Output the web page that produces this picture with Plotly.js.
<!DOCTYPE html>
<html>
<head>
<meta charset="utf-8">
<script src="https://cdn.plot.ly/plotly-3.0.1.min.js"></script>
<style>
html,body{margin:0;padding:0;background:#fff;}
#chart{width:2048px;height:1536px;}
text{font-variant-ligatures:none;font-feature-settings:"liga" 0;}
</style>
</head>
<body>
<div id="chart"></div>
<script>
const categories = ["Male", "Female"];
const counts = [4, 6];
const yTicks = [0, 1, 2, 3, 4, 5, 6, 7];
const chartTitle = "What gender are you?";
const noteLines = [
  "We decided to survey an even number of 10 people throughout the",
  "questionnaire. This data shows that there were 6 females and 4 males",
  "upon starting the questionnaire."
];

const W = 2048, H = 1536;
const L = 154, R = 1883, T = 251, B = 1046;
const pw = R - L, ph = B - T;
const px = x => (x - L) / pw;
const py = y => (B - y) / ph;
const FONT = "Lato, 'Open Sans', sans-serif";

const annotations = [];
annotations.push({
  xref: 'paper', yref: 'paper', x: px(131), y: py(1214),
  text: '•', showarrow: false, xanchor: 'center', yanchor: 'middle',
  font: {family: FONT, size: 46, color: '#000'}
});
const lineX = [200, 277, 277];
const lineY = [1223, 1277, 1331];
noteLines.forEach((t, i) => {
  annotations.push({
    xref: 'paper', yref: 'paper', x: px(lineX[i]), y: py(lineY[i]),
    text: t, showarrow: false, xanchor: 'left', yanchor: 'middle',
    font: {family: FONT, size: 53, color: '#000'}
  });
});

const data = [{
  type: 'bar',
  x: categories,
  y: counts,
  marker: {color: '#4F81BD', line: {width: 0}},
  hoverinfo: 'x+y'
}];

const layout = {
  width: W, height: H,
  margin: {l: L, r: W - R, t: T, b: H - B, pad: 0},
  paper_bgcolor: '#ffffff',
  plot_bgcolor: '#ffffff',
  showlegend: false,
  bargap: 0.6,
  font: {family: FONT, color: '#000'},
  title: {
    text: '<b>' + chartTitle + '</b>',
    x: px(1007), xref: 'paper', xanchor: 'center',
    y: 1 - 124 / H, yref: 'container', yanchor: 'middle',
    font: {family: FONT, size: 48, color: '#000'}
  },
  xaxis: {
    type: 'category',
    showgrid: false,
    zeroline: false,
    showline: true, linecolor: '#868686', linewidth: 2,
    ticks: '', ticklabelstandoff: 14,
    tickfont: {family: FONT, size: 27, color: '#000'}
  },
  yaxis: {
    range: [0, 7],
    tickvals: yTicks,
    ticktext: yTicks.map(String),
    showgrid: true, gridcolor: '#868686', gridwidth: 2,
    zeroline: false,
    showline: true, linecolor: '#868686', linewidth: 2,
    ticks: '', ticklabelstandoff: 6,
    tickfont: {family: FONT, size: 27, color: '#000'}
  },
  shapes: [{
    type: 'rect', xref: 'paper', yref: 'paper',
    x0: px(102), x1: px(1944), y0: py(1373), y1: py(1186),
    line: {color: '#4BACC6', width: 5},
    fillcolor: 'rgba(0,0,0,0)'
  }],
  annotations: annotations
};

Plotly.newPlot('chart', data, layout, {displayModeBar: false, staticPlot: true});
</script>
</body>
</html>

---

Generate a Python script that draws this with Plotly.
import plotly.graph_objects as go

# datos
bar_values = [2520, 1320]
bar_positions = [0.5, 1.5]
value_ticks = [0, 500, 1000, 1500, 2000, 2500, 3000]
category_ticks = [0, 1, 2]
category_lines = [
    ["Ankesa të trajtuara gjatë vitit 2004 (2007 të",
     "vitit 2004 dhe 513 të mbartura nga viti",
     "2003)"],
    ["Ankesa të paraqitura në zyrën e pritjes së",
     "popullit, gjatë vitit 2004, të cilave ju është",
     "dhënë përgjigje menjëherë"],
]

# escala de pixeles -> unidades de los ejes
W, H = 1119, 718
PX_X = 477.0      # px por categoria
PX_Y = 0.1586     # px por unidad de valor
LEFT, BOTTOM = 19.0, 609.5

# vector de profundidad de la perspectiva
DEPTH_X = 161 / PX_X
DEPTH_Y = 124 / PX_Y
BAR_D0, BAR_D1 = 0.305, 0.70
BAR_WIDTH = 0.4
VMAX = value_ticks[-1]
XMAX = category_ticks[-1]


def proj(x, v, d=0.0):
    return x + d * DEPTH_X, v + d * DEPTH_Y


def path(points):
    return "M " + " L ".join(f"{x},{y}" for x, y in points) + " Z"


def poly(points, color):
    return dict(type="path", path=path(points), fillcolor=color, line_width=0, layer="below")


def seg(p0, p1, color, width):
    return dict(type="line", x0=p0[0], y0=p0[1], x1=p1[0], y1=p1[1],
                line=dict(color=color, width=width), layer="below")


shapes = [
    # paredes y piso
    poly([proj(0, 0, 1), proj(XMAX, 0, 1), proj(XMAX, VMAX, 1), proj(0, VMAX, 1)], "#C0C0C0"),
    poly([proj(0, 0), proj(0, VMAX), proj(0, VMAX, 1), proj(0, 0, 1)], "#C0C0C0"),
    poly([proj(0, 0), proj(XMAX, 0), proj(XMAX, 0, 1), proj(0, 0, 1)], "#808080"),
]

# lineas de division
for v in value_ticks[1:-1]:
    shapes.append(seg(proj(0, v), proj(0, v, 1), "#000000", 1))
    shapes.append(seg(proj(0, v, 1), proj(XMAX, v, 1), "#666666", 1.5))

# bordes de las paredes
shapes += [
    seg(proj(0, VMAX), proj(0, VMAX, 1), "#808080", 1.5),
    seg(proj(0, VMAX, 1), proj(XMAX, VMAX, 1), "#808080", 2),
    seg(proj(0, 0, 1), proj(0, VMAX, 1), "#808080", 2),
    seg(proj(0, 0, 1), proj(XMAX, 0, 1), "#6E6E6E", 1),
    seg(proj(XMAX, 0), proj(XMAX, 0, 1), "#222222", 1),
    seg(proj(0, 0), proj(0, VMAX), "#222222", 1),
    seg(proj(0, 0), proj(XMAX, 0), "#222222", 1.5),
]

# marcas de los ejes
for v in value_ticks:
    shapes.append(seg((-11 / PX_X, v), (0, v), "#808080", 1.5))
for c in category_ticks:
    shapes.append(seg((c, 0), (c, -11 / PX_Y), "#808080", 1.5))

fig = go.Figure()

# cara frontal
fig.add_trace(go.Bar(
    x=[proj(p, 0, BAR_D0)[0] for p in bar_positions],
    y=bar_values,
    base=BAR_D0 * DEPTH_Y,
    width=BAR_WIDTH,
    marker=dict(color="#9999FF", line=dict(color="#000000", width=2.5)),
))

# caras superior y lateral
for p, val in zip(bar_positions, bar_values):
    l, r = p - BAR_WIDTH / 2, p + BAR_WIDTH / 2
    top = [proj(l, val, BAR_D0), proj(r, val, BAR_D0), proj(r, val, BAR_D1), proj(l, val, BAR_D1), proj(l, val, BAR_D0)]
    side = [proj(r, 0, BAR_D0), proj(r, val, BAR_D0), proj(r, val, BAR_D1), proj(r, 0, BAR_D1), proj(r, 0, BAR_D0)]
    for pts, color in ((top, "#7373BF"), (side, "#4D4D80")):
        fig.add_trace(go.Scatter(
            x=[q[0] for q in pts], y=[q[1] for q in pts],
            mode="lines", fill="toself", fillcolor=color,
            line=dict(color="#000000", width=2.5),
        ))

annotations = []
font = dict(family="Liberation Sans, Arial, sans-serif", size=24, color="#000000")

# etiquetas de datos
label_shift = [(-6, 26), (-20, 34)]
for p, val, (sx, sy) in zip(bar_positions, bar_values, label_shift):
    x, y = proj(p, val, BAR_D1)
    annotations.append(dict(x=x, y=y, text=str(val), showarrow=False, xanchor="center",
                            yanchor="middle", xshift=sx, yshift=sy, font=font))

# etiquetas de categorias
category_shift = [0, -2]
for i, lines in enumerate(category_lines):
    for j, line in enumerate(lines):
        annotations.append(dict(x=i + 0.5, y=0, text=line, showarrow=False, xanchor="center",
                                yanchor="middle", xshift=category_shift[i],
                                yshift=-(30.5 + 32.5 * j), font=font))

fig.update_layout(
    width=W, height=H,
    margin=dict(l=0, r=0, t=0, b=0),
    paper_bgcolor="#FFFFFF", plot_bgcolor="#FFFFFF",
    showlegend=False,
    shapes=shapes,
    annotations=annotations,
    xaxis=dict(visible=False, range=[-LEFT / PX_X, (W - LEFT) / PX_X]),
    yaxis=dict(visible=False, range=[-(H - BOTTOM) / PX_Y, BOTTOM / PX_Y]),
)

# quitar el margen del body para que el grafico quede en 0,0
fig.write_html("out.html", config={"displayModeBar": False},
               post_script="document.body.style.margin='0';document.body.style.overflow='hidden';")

--

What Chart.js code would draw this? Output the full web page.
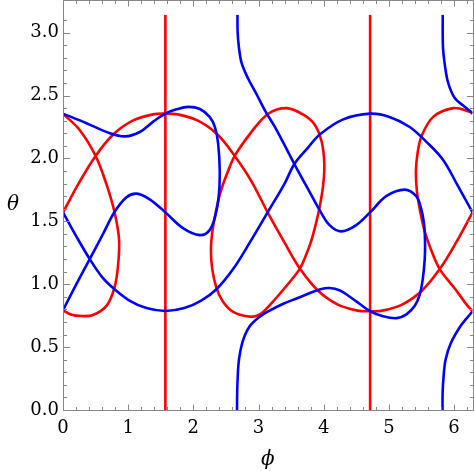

• _Objective_
Say, as a single number and nothing more, how many lines of the entries contain the word "What".

• _Task solution_
2